Recently, IONOS and Nextcloud announced their new, sovereign office suite called “Euro-Office” and claimed they were using components of ONLYOFFICE. It seems they are doing so without checking the licences first and without cooperating with them.
Original announcement:
Nextcloud and Ionos are promising a modern, open-source office suite for the summer. To achieve this goal, they have forked OnlyOffice.
ONLYOFFICE reply:
Based on publicly available information, the “Euro-Office” project uses technology derived from ONLYOFFICE editors in violation of our licensing terms and of international intellectual property law.


From the blog:
IDK seems to me it’s not really GPL if you can’t fork it, and that clause is certainly not compatible with any other GPL code.
You’re misunderstanding the point of AGPL.
Regular GPL software CAN be run over a network, but because the binary of the software isn’t distributed - only an interface is provided to the software itself - the host isn’t obligated to provide the source code. A lot of software hosts used this loophole to get around sharing their modifications to GPL licenced software, killing the main point.
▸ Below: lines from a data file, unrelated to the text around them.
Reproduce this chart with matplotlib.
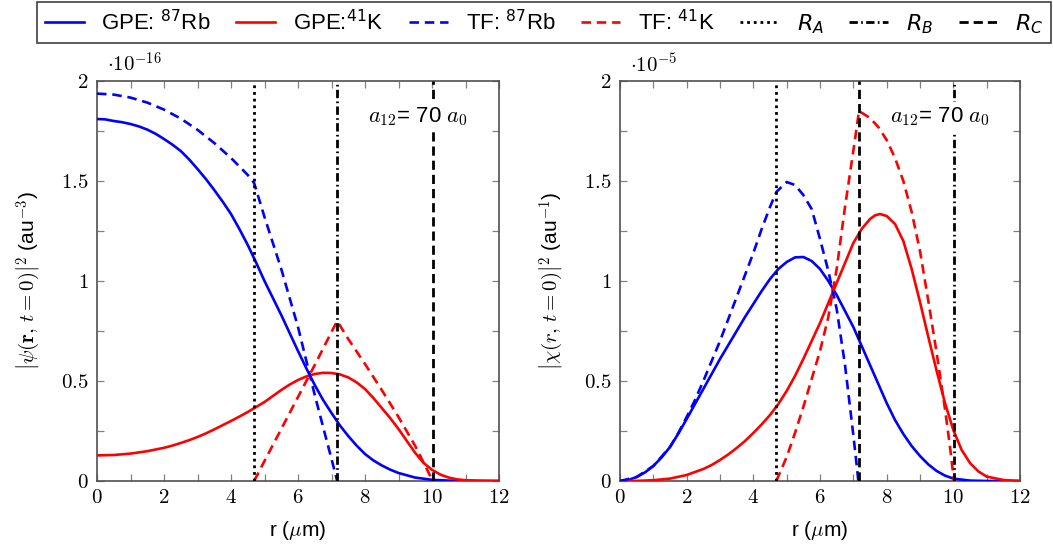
import matplotlib
matplotlib.use("Agg")
import matplotlib.pyplot as plt
from matplotlib.lines import Line2D
from matplotlib.ticker import FixedLocator, FuncFormatter

plt.rcParams['font.family'] = ['Liberation Sans', 'DejaVu Sans']
plt.rcParams['mathtext.fontset'] = 'cm'

# ---------------- density |psi(r, t=0)|^2  (units 1e-16 au^-3) ----------------
r_psi_rb_gpe = [0, 0.25, 0.5, 0.75, 1, 1.25, 1.5, 1.75, 2, 2.25, 2.5, 2.75, 3,
                3.25, 3.5, 3.75, 4, 4.25, 4.5, 4.75, 5, 5.25, 5.5, 5.75, 6, 6.25,
                6.5, 6.75, 7, 7.25, 7.5, 7.75, 8, 8.25, 8.5, 8.75, 9, 9.5, 10,
                10.5, 11, 12]
psi_rb_gpe = [1.81, 1.808, 1.80, 1.794, 1.785, 1.773, 1.757, 1.736, 1.71, 1.682,
              1.65, 1.608, 1.56, 1.51, 1.455, 1.397, 1.335, 1.26, 1.18, 1.092, 1.0,
              0.915, 0.83, 0.74, 0.65, 0.563, 0.48, 0.405, 0.34, 0.278, 0.225,
              0.177, 0.135, 0.103, 0.078, 0.057, 0.04, 0.017, 0.006, 0.002,
              0.0005, 0.0]

r_psi_k_gpe = [0, 0.5, 1, 1.5, 2, 2.25, 2.5, 2.75, 3, 3.25, 3.5, 3.75, 4, 4.25,
               4.5, 4.75, 5, 5.25, 5.5, 5.75, 6, 6.25, 6.5, 6.75, 7, 7.25, 7.5,
               7.75, 8, 8.25, 8.5, 8.75, 9, 9.25, 9.5, 9.75, 10, 10.25, 10.5,
               10.75, 11, 11.5, 12]
psi_k_gpe = [0.128, 0.13, 0.137, 0.149, 0.166, 0.177, 0.19, 0.204, 0.22, 0.238,
             0.258, 0.279, 0.30, 0.322, 0.345, 0.37, 0.395, 0.425, 0.455, 0.482,
             0.505, 0.523, 0.535, 0.541, 0.54, 0.533, 0.518, 0.493, 0.46, 0.415,
             0.365, 0.315, 0.26, 0.20, 0.14, 0.09, 0.056, 0.032, 0.017, 0.008,
             0.004, 0.001, 0.0]

r_psi_rb_tf = [0, 0.5, 1, 1.5, 2, 2.5, 3, 3.5, 4, 4.25, 4.5, 4.69, 5, 5.25, 5.5,
               5.75, 6, 6.25, 6.5, 6.75, 7, 7.17]
psi_rb_tf = [1.937, 1.932, 1.917, 1.892, 1.857, 1.812, 1.756, 1.69, 1.615, 1.573,
             1.53, 1.49, 1.32, 1.19, 1.06, 0.915, 0.77, 0.60, 0.43, 0.27, 0.11, 0.0]

r_psi_k_tf = [4.69, 5, 5.5, 6, 6.5, 7, 7.17, 7.5, 8, 8.5, 9, 9.5, 9.8, 10.02]
psi_k_tf = [0.0, 0.10, 0.26, 0.42, 0.58, 0.745, 0.80, 0.71, 0.585, 0.455, 0.32,
            0.175, 0.075, 0.0]

# ---------------- radial density |chi(r, t=0)|^2  (units 1e-5 au^-1) ----------------
r_chi_rb_gpe = [0, 0.25, 0.5, 0.75, 1, 1.25, 1.5, 1.75, 2, 2.25, 2.5, 2.75, 3,
                3.25, 3.5, 3.75, 4, 4.25, 4.5, 4.75, 5, 5.25, 5.5, 5.75, 6, 6.25,
                6.5, 6.75, 7, 7.25, 7.5, 7.75, 8, 8.25, 8.5, 8.75, 9, 9.25, 9.5,
                9.75, 10, 10.5, 11, 12]
chi_rb_gpe = [0.0, 0.005, 0.02, 0.043, 0.075, 0.118, 0.17, 0.237, 0.31, 0.385,
              0.46, 0.535, 0.61, 0.68, 0.75, 0.82, 0.885, 0.95, 1.01, 1.06, 1.095,
              1.118, 1.12, 1.10, 1.06, 1.0, 0.93, 0.85, 0.77, 0.675, 0.58, 0.485,
              0.39, 0.305, 0.235, 0.175, 0.125, 0.083, 0.05, 0.027, 0.012, 0.002,
              0.0, 0.0]

r_chi_k_gpe = [0, 0.5, 1, 1.5, 2, 2.5, 2.75, 3, 3.25, 3.5, 3.75, 4, 4.25, 4.5,
               4.75, 5, 5.25, 5.5, 5.75, 6, 6.25, 6.5, 6.75, 7, 7.25, 7.5, 7.65,
               7.8, 8, 8.25, 8.5, 8.75, 9, 9.25, 9.5, 9.75, 10, 10.25, 10.5,
               10.75, 11, 11.5, 12]
chi_k_gpe = [0.0, 0.0005, 0.004, 0.012, 0.03, 0.06, 0.08, 0.105, 0.133, 0.165,
             0.20, 0.24, 0.283, 0.33, 0.385, 0.45, 0.525, 0.61, 0.70, 0.79, 0.89,
             0.99, 1.09, 1.19, 1.26, 1.31, 1.328, 1.335, 1.325, 1.285, 1.20,
             1.06, 0.895, 0.72, 0.55, 0.39, 0.255, 0.155, 0.09, 0.048, 0.022,
             0.005, 0.0]

r_chi_rb_tf = [0, 0.5, 1, 1.5, 1.75, 2, 2.25, 2.5, 2.75, 3, 3.25, 3.5, 3.75, 4,
               4.25, 4.5, 4.69, 5, 5.25, 5.5, 5.75, 6, 6.25, 6.5, 6.75, 7, 7.1,
               7.15]
chi_rb_tf = [0.0, 0.02, 0.075, 0.17, 0.24, 0.32, 0.405, 0.50, 0.60, 0.70, 0.81,
             0.92, 1.03, 1.14, 1.26, 1.37, 1.445, 1.495, 1.48, 1.43, 1.36, 1.21,
             1.05, 0.86, 0.58, 0.23, 0.08, 0.0]

r_chi_k_tf = [4.69, 5, 5.25, 5.5, 5.75, 6, 6.25, 6.5, 6.75, 7, 7.17, 7.5, 7.75, 8,
              8.25, 8.5, 8.75, 9, 9.25, 9.5, 9.75, 9.9, 10.02]
chi_k_tf = [0.0, 0.12, 0.24, 0.37, 0.51, 0.65, 0.82, 1.06, 1.37, 1.65, 1.85, 1.815,
            1.77, 1.705, 1.615, 1.50, 1.345, 1.15, 0.90, 0.64, 0.36, 0.17, 0.0]

# characteristic radii (um)
R_A, R_B, R_C = 4.69, 7.17, 10.02

x_ticks = list(range(0, 13))
x_labels = [0, 2, 4, 6, 8, 10, 12]
y_ticks = [0, 0.25, 0.5, 0.75, 1.0, 1.25, 1.5, 1.75, 2.0]
y_labels = [0, 0.5, 1, 1.5, 2]

BLUE = '#0000ff'
RED = '#ff0000'
LW = 1.9
VLW = 2.0
DASH = (0, (3.6, 2.2))
DOT = (0, (1.0, 1.4))
VDASH = (0, (3.3, 1.8))
DASHDOT = (0, (3.0, 1.2, 0.6, 1.2))

fig = plt.figure(figsize=(10.53, 5.52), dpi=100)
ax1 = fig.add_axes([97 / 1053, 1 - 481 / 552, 402 / 1053, 400 / 552])
ax2 = fig.add_axes([620 / 1053, 1 - 481 / 552, 400 / 1053, 400 / 552])


def fmt_x(v, pos):
    return f'${v:g}$' if v in x_labels else ''


def fmt_y(v, pos):
    return f'${v:g}$' if any(abs(v - t) < 1e-9 for t in y_labels) else ''


def style_axes(ax, exponent):
    ax.set_xlim(0, 12)
    ax.set_ylim(0, 2)
    ax.xaxis.set_major_locator(FixedLocator(x_ticks))
    ax.yaxis.set_major_locator(FixedLocator(y_ticks))
    ax.xaxis.set_major_formatter(FuncFormatter(fmt_x))
    ax.yaxis.set_major_formatter(FuncFormatter(fmt_y))
    ax.tick_params(direction='in', length=5, width=0.9, color='#808080',
                   top=True, right=True, labelsize=15)
    ax.tick_params(axis='x', pad=5)
    ax.tick_params(axis='y', pad=6)
    for s in ax.spines.values():
        s.set_color('#505050')
        s.set_linewidth(1.2)
    ax.text(0.025, 1.012, r'$\cdot 10^{%d}$' % exponent, transform=ax.transAxes,
            ha='left', va='bottom', fontsize=15)
    ax.text(8.1, 1.82, r'$a_{12}$= 70 $a_0$', fontsize=16, ha='left', va='center',
            zorder=6, bbox=dict(facecolor='white', edgecolor='none', pad=2.5))
    ax.set_xlabel(r'r ($\mu$m)', fontsize=15)
    ax.xaxis.set_label_coords(0.5, -0.095)


def vline(ax, x, ls):
    ax.axvline(x, color='black', lw=VLW, ls=ls, dash_capstyle='butt', zorder=4)


# left panel
ax1.plot(r_psi_rb_gpe, psi_rb_gpe, color=BLUE, lw=LW, zorder=3)
ax1.plot(r_psi_k_gpe, psi_k_gpe, color=RED, lw=LW, zorder=3)
ax1.plot(r_psi_rb_tf, psi_rb_tf, color=BLUE, lw=LW, ls=DASH, zorder=3)
ax1.plot(r_psi_k_tf, psi_k_tf, color=RED, lw=LW, ls=DASH, zorder=3)
vline(ax1, R_A, DOT)
vline(ax1, R_B, DASHDOT)
vline(ax1, R_C, VDASH)
style_axes(ax1, -16)
ax1.set_ylabel(r'$\left|\psi\mathsf{(}\mathbf{r}\mathsf{,}\ t=\mathsf{0)}\right|^2$ (au$^{-3}$)',
               fontsize=15)
ax1.yaxis.set_label_coords(-0.135, 0.5)

# right panel
ax2.plot(r_chi_rb_gpe, chi_rb_gpe, color=BLUE, lw=LW, zorder=3)
ax2.plot(r_chi_k_gpe, chi_k_gpe, color=RED, lw=LW, zorder=3)
ax2.plot(r_chi_rb_tf, chi_rb_tf, color=BLUE, lw=LW, ls=DASH, zorder=3)
ax2.plot(r_chi_k_tf, chi_k_tf, color=RED, lw=LW, ls=DASH, zorder=3)
vline(ax2, R_A, DOT)
vline(ax2, R_B, VDASH)
vline(ax2, R_C, DASHDOT)
style_axes(ax2, -5)
ax2.set_ylabel(r'$\left|\chi\mathsf{(}r\mathsf{,}\ t=\mathsf{0)}\right|^2$ (au$^{-1}$)',
               fontsize=15)
ax2.yaxis.set_label_coords(-0.135, 0.5)

# shared legend across the top
handles = [
    Line2D([], [], color=BLUE, lw=LW),
    Line2D([], [], color=RED, lw=LW),
    Line2D([], [], color=BLUE, lw=LW, ls=DASH),
    Line2D([], [], color=RED, lw=LW, ls=DASH),
    Line2D([], [], color='black', lw=VLW, ls=DOT, dash_capstyle='butt'),
    Line2D([], [], color='black', lw=VLW, ls=DASHDOT, dash_capstyle='butt'),
    Line2D([], [], color='black', lw=VLW, ls=VDASH, dash_capstyle='butt'),
]
labels = ['GPE: $^{87}$Rb', 'GPE:$^{41}$K', 'TF: $^{87}$Rb', 'TF: $^{41}$K',
          '$R_A$', '$R_B$', '$R_C$']
leg = fig.legend(handles, labels, ncol=7, loc='upper left',
                 bbox_to_anchor=(37 / 1053, 1 - 2 / 552), fontsize=16,
                 handlelength=1.75, handletextpad=0.8, columnspacing=1.15,
                 borderpad=0.35, borderaxespad=0, frameon=True, fancybox=False,
                 edgecolor='#404040', framealpha=1)
leg.get_frame().set_linewidth(1.2)
for t in leg.get_texts():
    t.set_math_fontfamily('dejavusans')

fig.savefig('out.png', dpi=100)
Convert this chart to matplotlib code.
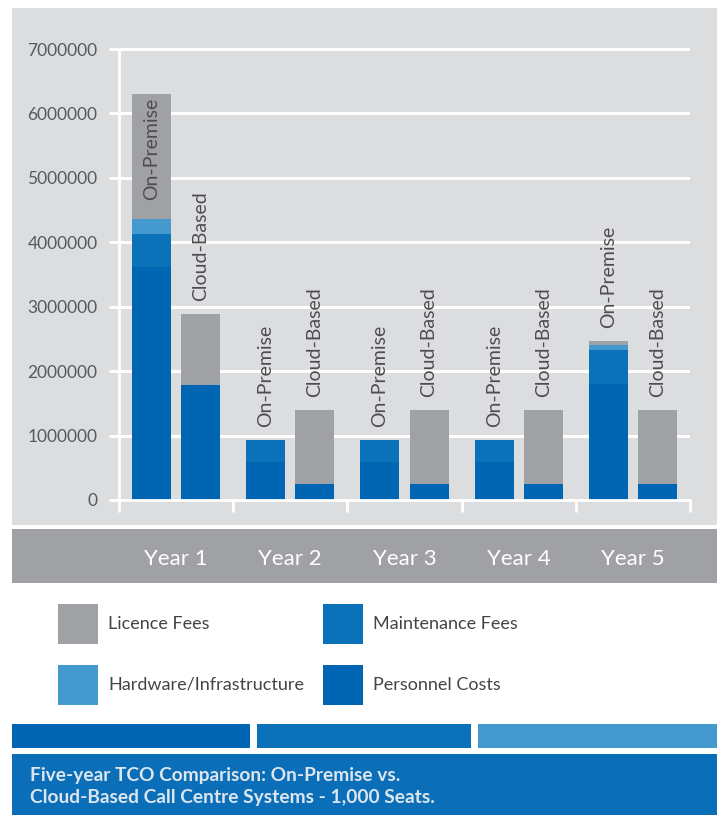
import matplotlib
matplotlib.use("Agg")
import matplotlib.pyplot as plt
import numpy as np
from matplotlib.patches import Rectangle
from matplotlib.transforms import blended_transform_factory

plt.rcParams['font.family'] = ['Lato', 'DejaVu Sans']

# data
years = ['Year 1', 'Year 2', 'Year 3', 'Year 4', 'Year 5']
systems = ['On-Premise', 'Cloud-Based']
# stacked from the bottom up
cost_names = ['Personnel Costs', 'Maintenance Fees', 'Hardware/Infrastructure', 'Licence Fees']

on_premise_personnel = [3620000, 590000, 590000, 590000, 1800000]
on_premise_maintenance = [510000, 340000, 340000, 340000, 530000]
on_premise_hardware = [230000, 0, 0, 0, 80000]
on_premise_licence = [1940000, 0, 0, 0, 60000]

cloud_personnel = [1790000, 250000, 250000, 250000, 250000]
cloud_maintenance = [0, 0, 0, 0, 0]
cloud_hardware = [0, 0, 0, 0, 0]
cloud_licence = [1100000, 1150000, 1150000, 1150000, 1150000]

y_ticks = [0, 1000000, 2000000, 3000000, 4000000, 5000000, 6000000, 7000000]

title_lines = ['Five-year TCO Comparison: On-Premise vs.',
               'Cloud-Based Call Centre Systems - 1,000 Seats.']

# colours
c_personnel = '#0066b3'
c_maint = '#0b71b8'
c_hw = '#4499ce'
c_licence = '#a0a1a4'
cost_colors = [c_personnel, c_maint, c_hw, c_licence]
panel_col = '#dcdddf'
band_col = '#a0a1a5'
banner_col = '#0a6fb8'
text_col = '#58595b'

W, H = 717, 815
fig = plt.figure(figsize=(W / 100, H / 100), dpi=100)

# background decorations in pixel coordinates
bg = fig.add_axes([0, 0, 1, 1], zorder=0)
bg.set_xlim(0, W)
bg.set_ylim(H, 0)
bg.axis('off')
bg.add_patch(Rectangle((12, 8), 705, 517, color=panel_col, lw=0))
bg.add_patch(Rectangle((12, 529), 705, 54, color=band_col, lw=0))
bg.add_patch(Rectangle((12, 724), 238, 24, color=c_personnel, lw=0))
bg.add_patch(Rectangle((257, 724), 214, 24, color=c_maint, lw=0))
bg.add_patch(Rectangle((478, 724), 239, 24, color=c_hw, lw=0))
bg.add_patch(Rectangle((12, 754), 705, 61, color=banner_col, lw=0))

# legend
legend_order = ['Licence Fees', 'Maintenance Fees', 'Hardware/Infrastructure', 'Personnel Costs']
legend_xy = [(58, 604), (323, 604), (58, 665), (323, 665)]
for name, (lx, ly) in zip(legend_order, legend_xy):
    col = cost_colors[cost_names.index(name)]
    bg.add_patch(Rectangle((lx, ly), 40, 40, color=col, lw=0))
    bg.text(lx + 50, ly + 20, name, fontsize=13,
            color='#444446', va='center', ha='left')

for i, line in enumerate(title_lines):
    bg.text(30, 775 + i * 22, line, fontsize=13.8, fontweight='bold',
            color='#dde5ee', va='center', ha='left')

# main chart
px_per_m = 451 / 7.0
ytop = 7050000
ax = fig.add_axes([119 / W, (H - 500) / H, 571 / W, px_per_m * ytop / 1e6 / H], zorder=1)
ax.patch.set_visible(False)
ax.set_xlim(0, 5)
ax.set_ylim(0, ytop)

for s in ['top', 'right']:
    ax.spines[s].set_visible(False)
for s in ['left', 'bottom']:
    ax.spines[s].set_color('white')
    ax.spines[s].set_linewidth(2)
ax.spines['left'].set_bounds(0, 7000000)

ax.set_axisbelow(True)
ax.yaxis.grid(True, color='white', linewidth=2.2)
ax.set_yticks(y_ticks)
ax.set_yticklabels([str(v) for v in y_ticks])
ax.tick_params(axis='y', direction='out', length=7.5, width=2, color='white',
               pad=8, labelsize=12.5, labelcolor=text_col)
ax.set_xticks(range(len(years) + 1))
ax.set_xticklabels([])
ax.tick_params(axis='x', direction='out', length=8.5, width=2, color='white')

centers = np.arange(len(years)) + 0.5
offset = 0.215
bar_w = 0.3415

series = {
    'On-Premise': [on_premise_personnel, on_premise_maintenance, on_premise_hardware, on_premise_licence],
    'Cloud-Based': [cloud_personnel, cloud_maintenance, cloud_hardware, cloud_licence],
}

for k, sys_name in enumerate(systems):
    xs = centers + (offset if k else -offset)
    bottom = np.zeros(len(years))
    for vals, col in zip(series[sys_name], cost_colors):
        vals = np.array(vals, dtype=float)
        ax.bar(xs, vals, bar_w, bottom=bottom, color=col, lw=0)
        bottom += vals
    for x, top in zip(xs, bottom):
        if top > 5000000:
            ax.text(x, top - 50000, sys_name, rotation=90, ha='center', va='top',
                    fontsize=14, color='#4d4d4f')
        else:
            ax.text(x, top + 200000, sys_name, rotation=90, ha='center', va='bottom',
                    fontsize=14, color='#4d4d4f')

trans = blended_transform_factory(ax.transData, fig.transFigure)
for xc, yr in zip(centers, years):
    ax.text(xc, 1 - 559 / H, yr, transform=trans, ha='center', va='center',
            color='white', fontsize=16, clip_on=False)

fig.savefig('out.png', dpi=100)
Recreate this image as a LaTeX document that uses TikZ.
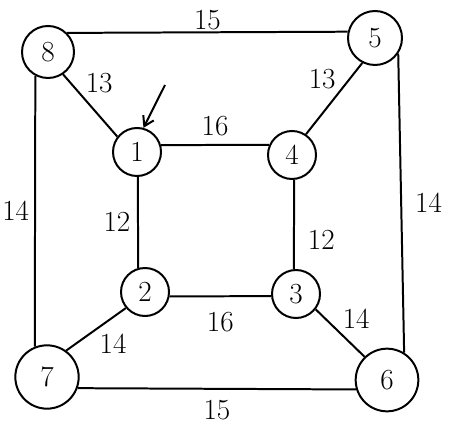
\documentclass[tikz,border=0pt]{standalone}
\usepackage{amsmath}
\usepackage{amssymb}
\usepackage{tikz}
\usetikzlibrary{arrows.meta, positioning}

\tikzset{
  vertex/.style={draw, circle, minimum size=1.44cm, inner sep=0pt, font=\fontsize{26}{30}\selectfont},
  weight/.style={inner sep=0pt, font=\fontsize{24}{28}\selectfont}
}

\begin{document}
\begin{tikzpicture}[line width=1.7pt]
          \useasboundingbox (0,0) rectangle (14.04,12.96);
          \node[vertex, minimum size=1.56cm] (8) at (1.44,11.40) {$8$};
          \node[vertex, minimum size=1.62cm] (5) at (11.25,11.82) {$5$};
          \node[vertex] (1) at (4.11,8.40) {$1$};
          \node[vertex] (4) at (8.76,8.31) {$4$};
          \node[vertex] (2) at (4.35,4.20) {$2$};
          \node[vertex] (3) at (8.88,4.14) {$3$};
          \node[vertex, minimum size=1.9cm] (7) at (1.41,1.65) {$7$};
          \node[vertex, minimum size=1.88cm] (6) at (11.61,1.56) {$6$};
          \coordinate (start) at (4.95,10.41);

          % outer square
          \draw (8.45) -- node[weight, midway, above=0.06cm] {$15$} (5.167);
          \draw (8.242) -- node[weight, midway, left=0.15cm] {$14$} (7.112);
          \draw (5.-34) -- node[weight, midway, right=0.39cm] {$14$} (6.58);
          \draw (7.-20) -- node[weight, midway, below=0.33cm] {$15$} (6.197);
          % inner square
          \draw (1.16) -- node[weight, midway, above=0.24cm] {$16$} (4.156);
          \draw (1.-88) -- node[weight, midway, left=0.2cm] {$12$} (2.106);
          \draw (4.-85) -- node[weight, pos=0.68, right=0.39cm] {$12$} (3.95);
          \draw (2.-10) -- node[weight, midway, below=0.45cm] {$16$} (3.185);
          % diagonals
          \draw (8.-56) -- node[weight, midway, xshift=0.27cm, yshift=0.66cm] {$13$} (1.142);
          \draw (5.243) -- node[weight, midway, xshift=-0.36cm, yshift=0.6cm] {$13$} (4.56);
          \draw (2.220) -- node[weight, midway, xshift=0.51cm, yshift=-0.45cm] {$14$} (7.54);
          \draw (3.-38) -- node[weight, midway, xshift=0.48cm, yshift=0.42cm] {$14$} (6.134);

          \draw[-{Straight Barb[length=8pt, width=10pt]}] (start) -- (1.75);
    \end{tikzpicture}
\end{document}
That’s why AGPL was developed - to protect hosted software. AGPL requires the host to provide source to anyone who has access to the service, not just the binary.
GPL - if I have the binary, I must be granted access to the source
AGPL - if I can access the software, I must be granted access to the source
TIL. Thanks for the explanation.
Weil you can (because you still own the copyright after giving your work that license), but you have given a legally binding promise to not impose additional restrictions so it won’t do you any good to try
OK this is getting a bit hairy, but AFAIK only the creator of the GPL code maintains copyright, and can take his code to a closed source project.
BUT the code that has been released as GPL remains open source, and cannot be made to be NOT open source.
So anybody has a right to use it, as long as they keep it open source. So in the case of open source projects, it’s academic that the creator of the code maintain the right to use it without the GPL conditions.
Yes, a creator can create a closed source copy (independent of the GPL’d work), assuming they have full ownership or permission from all contributors
You are mixing things up, I’m not talking about the project, I was exclusively talking about the code someone had made personally.
Linux for instance can never be made proprietary, because it’s impossible to get permission from all developers.
But anyone who has contributed a piece of code, can use that piece in other projects under different licenses.
Judging by their repo tags, they use AGPL, MIT, and Apache, with one repo sitting under BSD. But your point stands.